--- Begin Dataset rows ---

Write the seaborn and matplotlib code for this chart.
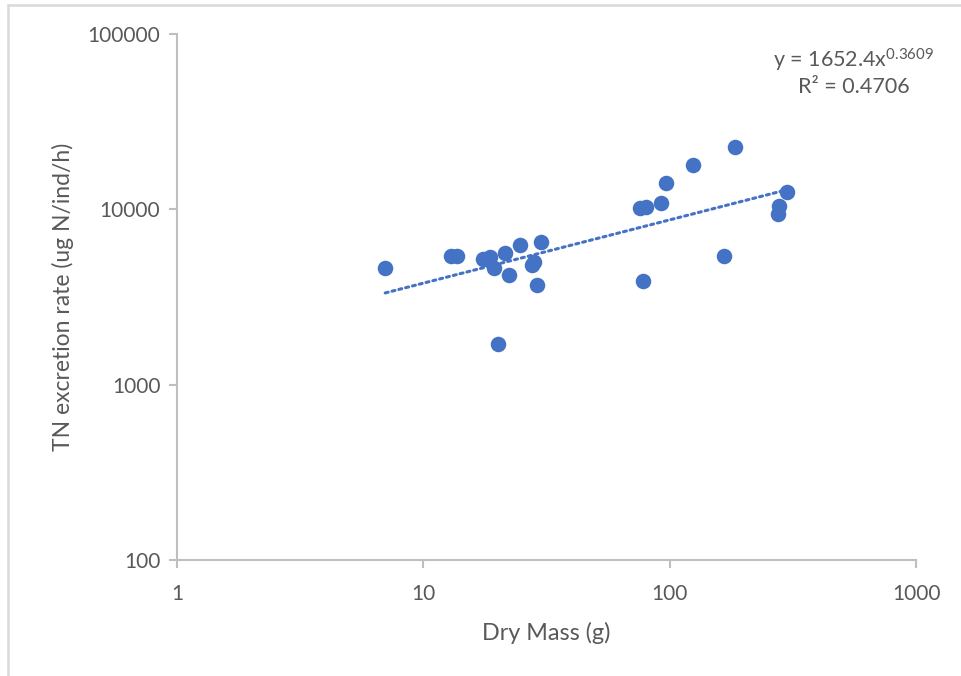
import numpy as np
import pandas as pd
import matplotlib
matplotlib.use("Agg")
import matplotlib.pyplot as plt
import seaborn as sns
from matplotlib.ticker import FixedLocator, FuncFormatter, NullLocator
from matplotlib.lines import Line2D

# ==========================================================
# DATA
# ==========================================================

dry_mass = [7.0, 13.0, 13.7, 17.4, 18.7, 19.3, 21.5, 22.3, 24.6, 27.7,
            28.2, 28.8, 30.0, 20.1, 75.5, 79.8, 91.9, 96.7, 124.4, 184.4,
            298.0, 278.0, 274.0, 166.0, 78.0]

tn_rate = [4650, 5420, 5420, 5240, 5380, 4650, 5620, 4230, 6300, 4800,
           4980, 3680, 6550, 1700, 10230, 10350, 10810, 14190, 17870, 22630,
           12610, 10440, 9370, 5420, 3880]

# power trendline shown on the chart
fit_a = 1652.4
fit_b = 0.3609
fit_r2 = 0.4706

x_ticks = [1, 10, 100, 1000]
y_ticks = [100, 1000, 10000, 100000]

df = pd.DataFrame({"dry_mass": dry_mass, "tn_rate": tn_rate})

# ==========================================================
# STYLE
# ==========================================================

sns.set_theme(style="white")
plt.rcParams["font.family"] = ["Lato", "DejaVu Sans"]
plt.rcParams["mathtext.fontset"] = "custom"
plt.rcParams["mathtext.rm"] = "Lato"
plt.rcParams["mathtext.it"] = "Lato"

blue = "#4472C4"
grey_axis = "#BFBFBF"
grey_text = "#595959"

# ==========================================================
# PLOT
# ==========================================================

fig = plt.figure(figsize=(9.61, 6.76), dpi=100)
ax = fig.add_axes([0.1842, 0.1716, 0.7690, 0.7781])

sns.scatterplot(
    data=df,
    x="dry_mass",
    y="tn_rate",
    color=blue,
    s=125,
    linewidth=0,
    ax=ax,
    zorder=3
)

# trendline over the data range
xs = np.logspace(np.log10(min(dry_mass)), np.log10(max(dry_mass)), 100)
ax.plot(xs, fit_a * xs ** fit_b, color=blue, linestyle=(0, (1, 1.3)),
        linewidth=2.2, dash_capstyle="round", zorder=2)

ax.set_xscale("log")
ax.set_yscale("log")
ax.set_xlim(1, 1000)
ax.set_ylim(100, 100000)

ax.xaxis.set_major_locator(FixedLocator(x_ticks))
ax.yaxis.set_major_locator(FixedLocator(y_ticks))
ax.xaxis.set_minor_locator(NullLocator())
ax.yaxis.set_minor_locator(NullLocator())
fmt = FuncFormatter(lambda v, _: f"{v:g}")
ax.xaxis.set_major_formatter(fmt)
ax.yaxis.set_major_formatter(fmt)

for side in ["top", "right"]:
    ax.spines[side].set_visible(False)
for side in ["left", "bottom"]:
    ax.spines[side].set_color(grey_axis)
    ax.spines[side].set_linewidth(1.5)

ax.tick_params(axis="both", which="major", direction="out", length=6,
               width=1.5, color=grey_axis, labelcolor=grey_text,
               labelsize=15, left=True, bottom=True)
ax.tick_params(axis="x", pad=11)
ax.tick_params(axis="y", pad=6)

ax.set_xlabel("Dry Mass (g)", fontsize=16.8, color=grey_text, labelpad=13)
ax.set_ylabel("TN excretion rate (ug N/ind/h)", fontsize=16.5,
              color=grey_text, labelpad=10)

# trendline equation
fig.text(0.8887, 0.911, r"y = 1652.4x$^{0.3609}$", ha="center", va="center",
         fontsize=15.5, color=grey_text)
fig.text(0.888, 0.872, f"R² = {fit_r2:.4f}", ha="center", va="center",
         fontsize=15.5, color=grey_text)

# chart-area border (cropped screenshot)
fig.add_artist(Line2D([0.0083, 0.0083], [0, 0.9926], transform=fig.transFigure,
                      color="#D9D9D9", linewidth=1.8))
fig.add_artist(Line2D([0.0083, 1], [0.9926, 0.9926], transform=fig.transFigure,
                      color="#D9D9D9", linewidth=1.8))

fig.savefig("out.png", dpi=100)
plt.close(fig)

--- End Dataset rows ---
--- Begin Dataset rows ---

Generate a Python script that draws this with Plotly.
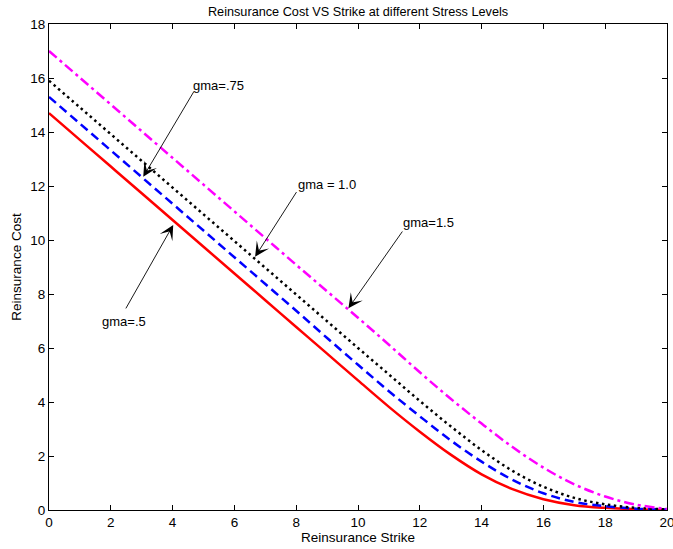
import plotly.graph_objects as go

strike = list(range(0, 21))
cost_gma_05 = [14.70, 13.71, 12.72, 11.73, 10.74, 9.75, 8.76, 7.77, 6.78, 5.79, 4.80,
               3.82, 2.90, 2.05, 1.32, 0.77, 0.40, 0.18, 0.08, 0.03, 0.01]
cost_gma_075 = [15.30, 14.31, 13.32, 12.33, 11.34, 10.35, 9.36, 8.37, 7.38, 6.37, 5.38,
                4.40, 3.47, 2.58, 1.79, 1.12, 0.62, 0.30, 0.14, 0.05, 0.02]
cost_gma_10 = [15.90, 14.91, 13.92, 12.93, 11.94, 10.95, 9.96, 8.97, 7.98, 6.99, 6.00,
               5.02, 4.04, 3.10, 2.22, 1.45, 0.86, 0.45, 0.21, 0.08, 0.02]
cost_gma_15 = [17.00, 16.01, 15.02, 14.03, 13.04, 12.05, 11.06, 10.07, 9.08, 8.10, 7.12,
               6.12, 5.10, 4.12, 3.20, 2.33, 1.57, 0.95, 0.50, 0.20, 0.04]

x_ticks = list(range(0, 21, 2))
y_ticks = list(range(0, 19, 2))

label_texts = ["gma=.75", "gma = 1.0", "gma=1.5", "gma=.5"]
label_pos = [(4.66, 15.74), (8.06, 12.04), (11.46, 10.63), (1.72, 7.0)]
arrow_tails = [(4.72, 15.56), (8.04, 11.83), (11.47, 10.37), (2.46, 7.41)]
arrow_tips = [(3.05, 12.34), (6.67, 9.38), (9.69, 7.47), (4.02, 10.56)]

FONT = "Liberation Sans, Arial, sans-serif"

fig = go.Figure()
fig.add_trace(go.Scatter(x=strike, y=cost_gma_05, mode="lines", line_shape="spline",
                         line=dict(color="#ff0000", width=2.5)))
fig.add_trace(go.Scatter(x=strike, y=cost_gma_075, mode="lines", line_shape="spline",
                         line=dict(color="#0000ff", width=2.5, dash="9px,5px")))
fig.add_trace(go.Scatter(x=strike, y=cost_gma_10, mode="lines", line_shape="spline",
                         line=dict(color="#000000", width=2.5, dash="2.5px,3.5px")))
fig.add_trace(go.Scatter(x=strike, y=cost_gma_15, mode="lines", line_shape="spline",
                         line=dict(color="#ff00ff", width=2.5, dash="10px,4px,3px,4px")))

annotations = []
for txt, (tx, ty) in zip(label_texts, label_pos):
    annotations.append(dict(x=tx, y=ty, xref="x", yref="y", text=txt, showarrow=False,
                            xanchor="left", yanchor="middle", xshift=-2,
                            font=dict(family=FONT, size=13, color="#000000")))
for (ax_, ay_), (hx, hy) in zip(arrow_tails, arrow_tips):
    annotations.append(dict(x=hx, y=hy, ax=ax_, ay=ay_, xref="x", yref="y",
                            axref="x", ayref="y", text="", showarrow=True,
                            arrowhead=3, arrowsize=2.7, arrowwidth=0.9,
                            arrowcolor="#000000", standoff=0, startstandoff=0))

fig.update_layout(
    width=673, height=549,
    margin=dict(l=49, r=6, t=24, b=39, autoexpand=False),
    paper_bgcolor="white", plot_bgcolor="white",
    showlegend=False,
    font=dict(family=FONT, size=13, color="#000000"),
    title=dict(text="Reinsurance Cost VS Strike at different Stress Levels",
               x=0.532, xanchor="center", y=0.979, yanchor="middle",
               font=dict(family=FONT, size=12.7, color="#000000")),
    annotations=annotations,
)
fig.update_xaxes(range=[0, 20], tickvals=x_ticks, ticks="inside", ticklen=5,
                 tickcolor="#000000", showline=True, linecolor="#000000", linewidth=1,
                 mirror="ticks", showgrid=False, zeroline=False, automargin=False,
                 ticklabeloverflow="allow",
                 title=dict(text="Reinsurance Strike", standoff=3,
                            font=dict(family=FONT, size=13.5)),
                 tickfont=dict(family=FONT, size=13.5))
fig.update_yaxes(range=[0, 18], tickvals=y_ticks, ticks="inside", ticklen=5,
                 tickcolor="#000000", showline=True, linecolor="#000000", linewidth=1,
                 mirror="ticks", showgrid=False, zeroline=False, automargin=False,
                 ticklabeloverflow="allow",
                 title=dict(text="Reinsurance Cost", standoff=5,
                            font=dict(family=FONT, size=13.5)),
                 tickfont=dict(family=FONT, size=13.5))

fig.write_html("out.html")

--- End Dataset rows ---
--- Begin Dataset rows ---

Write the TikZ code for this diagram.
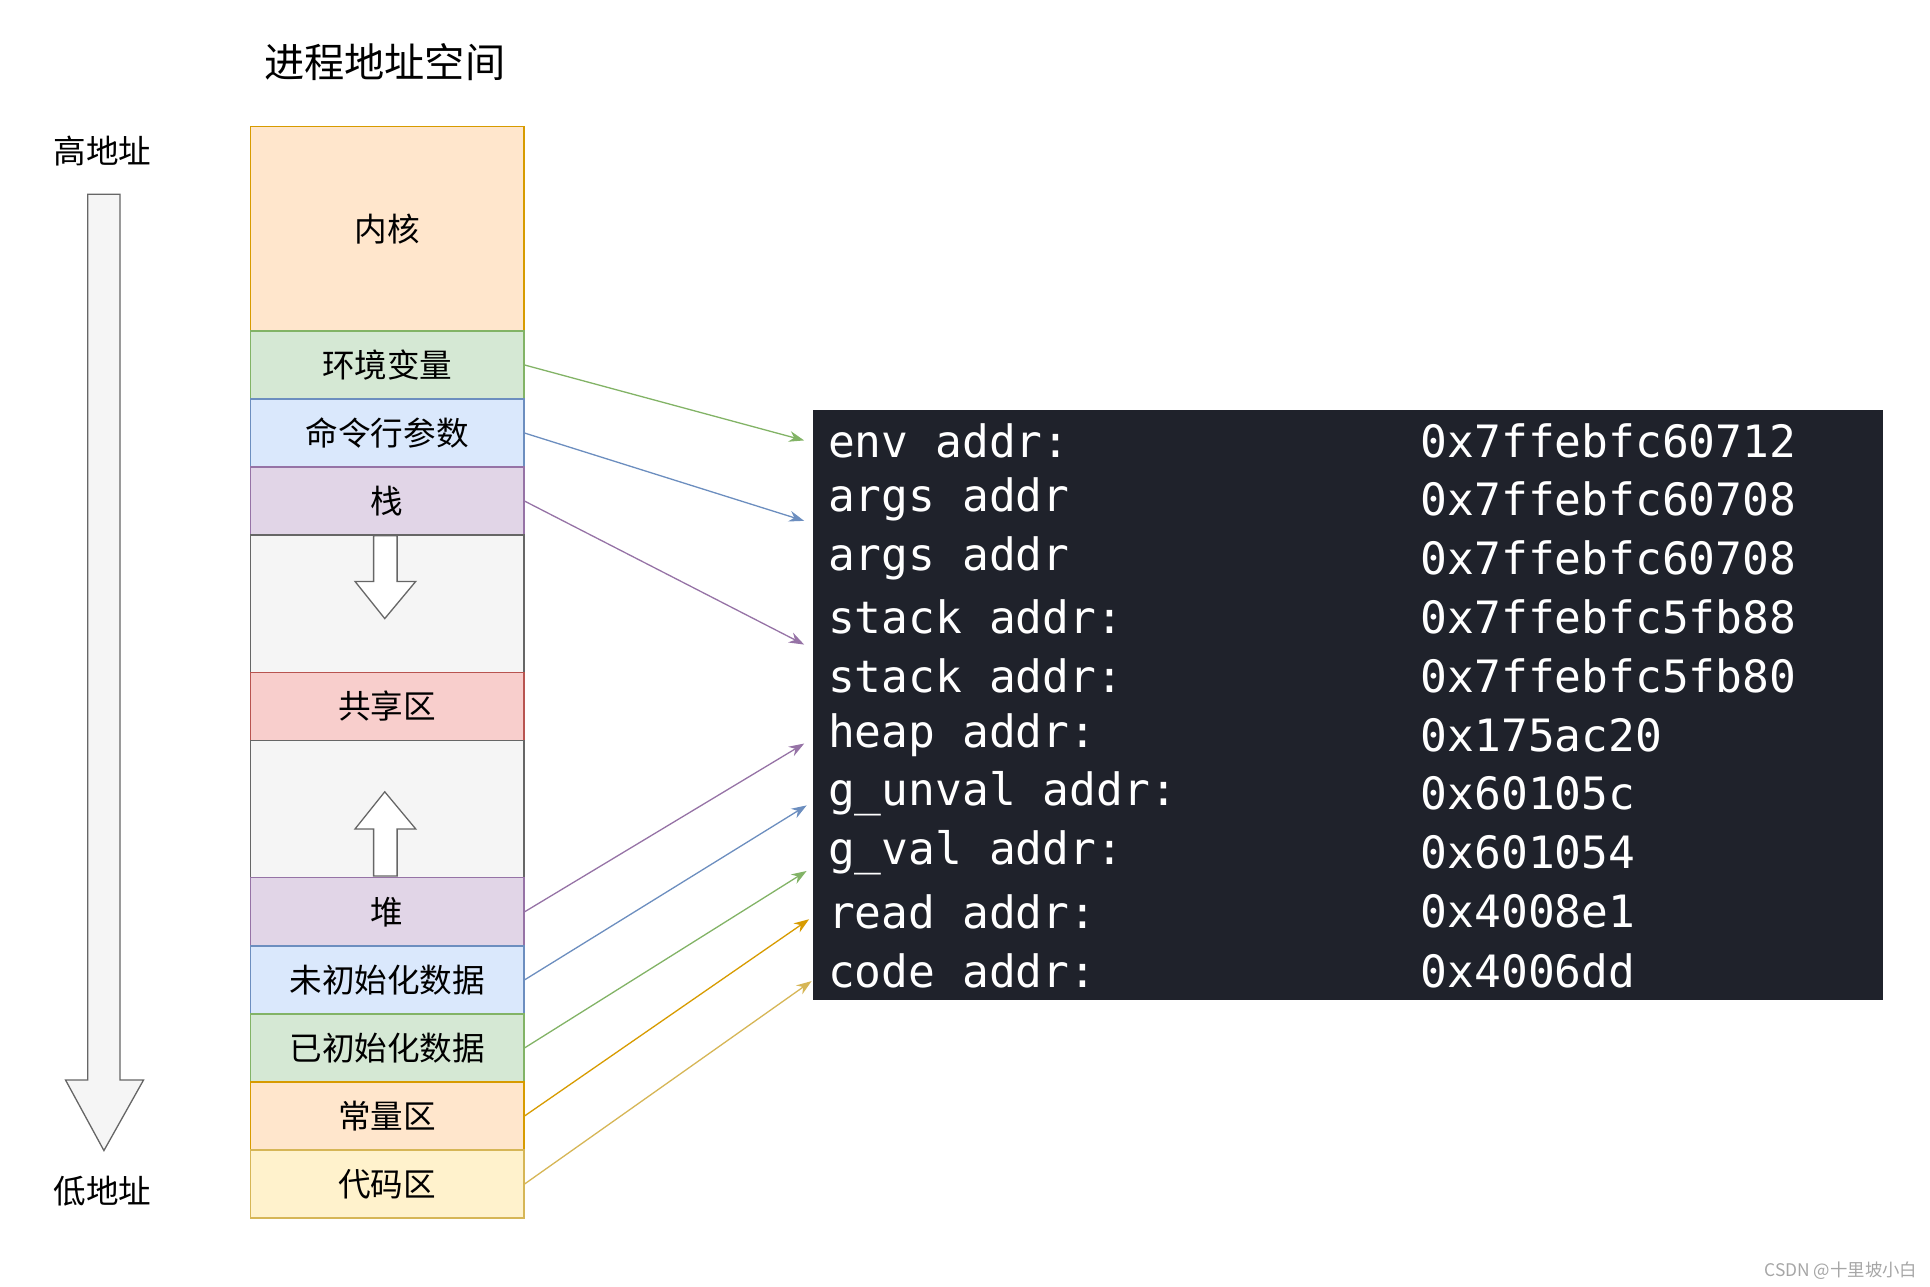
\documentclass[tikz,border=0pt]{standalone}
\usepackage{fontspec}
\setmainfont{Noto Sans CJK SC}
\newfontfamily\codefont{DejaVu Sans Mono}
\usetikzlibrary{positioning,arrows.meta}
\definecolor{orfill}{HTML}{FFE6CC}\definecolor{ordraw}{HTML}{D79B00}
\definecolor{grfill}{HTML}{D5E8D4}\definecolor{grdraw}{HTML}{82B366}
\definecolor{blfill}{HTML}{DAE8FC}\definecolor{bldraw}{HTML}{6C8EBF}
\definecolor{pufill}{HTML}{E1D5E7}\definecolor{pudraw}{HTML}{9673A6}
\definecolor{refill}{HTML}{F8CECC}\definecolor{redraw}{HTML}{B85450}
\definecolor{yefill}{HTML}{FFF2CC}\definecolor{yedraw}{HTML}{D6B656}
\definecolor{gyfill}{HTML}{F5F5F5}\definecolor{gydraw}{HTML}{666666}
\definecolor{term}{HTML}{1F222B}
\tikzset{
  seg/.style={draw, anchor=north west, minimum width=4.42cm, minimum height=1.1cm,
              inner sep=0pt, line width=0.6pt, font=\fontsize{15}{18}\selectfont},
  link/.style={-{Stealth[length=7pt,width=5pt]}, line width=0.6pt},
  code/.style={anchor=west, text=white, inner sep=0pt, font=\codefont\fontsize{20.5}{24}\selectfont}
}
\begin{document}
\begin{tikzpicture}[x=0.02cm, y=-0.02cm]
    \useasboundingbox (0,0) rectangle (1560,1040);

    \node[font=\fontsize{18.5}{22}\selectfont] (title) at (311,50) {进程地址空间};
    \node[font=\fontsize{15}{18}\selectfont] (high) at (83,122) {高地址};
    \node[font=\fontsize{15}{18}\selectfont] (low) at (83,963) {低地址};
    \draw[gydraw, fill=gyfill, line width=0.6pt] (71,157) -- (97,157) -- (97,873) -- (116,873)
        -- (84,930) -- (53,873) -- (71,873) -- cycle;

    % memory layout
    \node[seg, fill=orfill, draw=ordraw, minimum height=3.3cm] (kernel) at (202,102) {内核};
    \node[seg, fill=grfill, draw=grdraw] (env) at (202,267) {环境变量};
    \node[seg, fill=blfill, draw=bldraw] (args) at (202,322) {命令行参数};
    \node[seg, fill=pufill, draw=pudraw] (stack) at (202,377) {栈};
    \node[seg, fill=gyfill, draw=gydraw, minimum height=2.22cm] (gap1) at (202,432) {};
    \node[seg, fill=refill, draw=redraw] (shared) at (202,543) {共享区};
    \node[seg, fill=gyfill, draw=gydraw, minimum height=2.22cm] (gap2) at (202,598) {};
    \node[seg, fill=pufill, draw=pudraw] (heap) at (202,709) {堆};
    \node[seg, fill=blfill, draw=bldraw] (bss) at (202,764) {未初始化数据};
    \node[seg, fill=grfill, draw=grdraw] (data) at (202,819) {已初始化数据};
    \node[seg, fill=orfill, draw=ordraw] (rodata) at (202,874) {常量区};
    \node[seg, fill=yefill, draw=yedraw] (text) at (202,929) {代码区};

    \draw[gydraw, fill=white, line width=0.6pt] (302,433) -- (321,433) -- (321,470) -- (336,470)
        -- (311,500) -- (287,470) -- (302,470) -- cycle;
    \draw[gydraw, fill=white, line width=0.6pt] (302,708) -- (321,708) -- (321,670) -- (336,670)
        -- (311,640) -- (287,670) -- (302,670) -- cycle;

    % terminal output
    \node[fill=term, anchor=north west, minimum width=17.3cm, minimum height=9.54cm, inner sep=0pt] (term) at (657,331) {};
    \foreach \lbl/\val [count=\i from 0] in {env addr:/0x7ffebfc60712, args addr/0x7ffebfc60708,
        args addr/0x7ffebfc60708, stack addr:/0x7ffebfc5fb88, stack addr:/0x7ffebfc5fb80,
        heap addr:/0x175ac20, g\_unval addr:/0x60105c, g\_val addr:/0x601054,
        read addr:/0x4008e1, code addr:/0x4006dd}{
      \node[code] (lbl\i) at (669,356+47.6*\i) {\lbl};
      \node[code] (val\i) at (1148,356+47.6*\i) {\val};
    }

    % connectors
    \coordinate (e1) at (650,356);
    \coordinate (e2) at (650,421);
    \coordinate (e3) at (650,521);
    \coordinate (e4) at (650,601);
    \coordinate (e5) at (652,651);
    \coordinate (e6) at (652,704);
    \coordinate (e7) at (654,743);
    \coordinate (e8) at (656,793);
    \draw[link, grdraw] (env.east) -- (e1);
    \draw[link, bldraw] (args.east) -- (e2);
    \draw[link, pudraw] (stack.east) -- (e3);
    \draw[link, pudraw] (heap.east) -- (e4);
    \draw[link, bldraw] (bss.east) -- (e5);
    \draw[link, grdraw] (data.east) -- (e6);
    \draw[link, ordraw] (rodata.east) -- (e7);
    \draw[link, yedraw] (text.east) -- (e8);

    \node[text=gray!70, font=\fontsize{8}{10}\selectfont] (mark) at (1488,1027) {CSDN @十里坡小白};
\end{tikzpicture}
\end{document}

--- End Dataset rows ---

- **Prompt**: Tally every line of the data that holds the word "chart" and write the count alone.

- **Solved exercise**: 3